Non-mandatory reading:
• Hegel, Phenomenology of Spirit, “Independence and dependence of self-consciousness: Lordship and Bondage“, trans. A.V. Miller, Oxford: Oxford University Press 1977, pp. 119-138.

 

On Thursday 25th of April 2019 at 5 p. m.:

3) Actualities

 

In the third seminar, we will follow Hegel’s discussion of the actuality. We will read the existence of non-being as an obstacle to the actual, demanding for a multiplication of actualities.

 

Non-mandatory reading:

• Hegel, The Science of Logic, Book two, section three: “Actuality”, trans. A.V. Miller, Oxon / New York: Routledge 1969, pp. 529-574.

 

On Friday 26th of April 2019 at 5 p. m.:

4) Eclipse

 

In the fourth seminar, we will bring our discussion back to the moment of philosophy: If philosophy has the subject as its object, are there different philosophies with different objects, set in different actualities? The act of philosophy itself is the eclipse that leads to a multiplication of philosophies and discourses.

 

Non-mandatory reading:

• Hegel, Phenomenology of Spirit, “Preface: On Scientific Cognition“, trans. A.V. Miller, Oxford: Oxford University Press 1977, pp. 1-45.

 

Assoc. Prof. Jan Völker, Ph.D., is a research associate at the Institute of Fine Arts and Aesthetics at the Berlin University of the Arts. He is visiting lecturer and Associate Professor at the Postgraduate School ZRC SAZU and at Bard College Berlin. His current work focuses on modern thought between Marx, Freud, Kant, and Hegel.

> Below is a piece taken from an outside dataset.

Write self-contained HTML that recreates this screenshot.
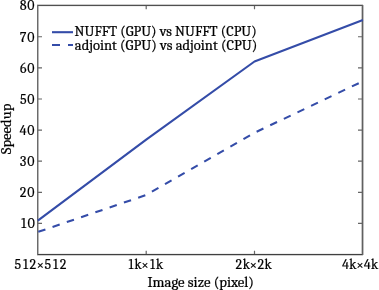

Recent Publications include (as editor and translator) “German Philosophy”, a debate between Alain Badiou and Jean-Luc Nancy (MIT, 2018); “Badiou and the German Tradition of Philosophy” (Bloomsbury, forthcoming 2019).

 

Lectures will be in English language at Philosophical Institute ZRC SAZU,Novi trg 2, 3rd Floor, Ljubljana.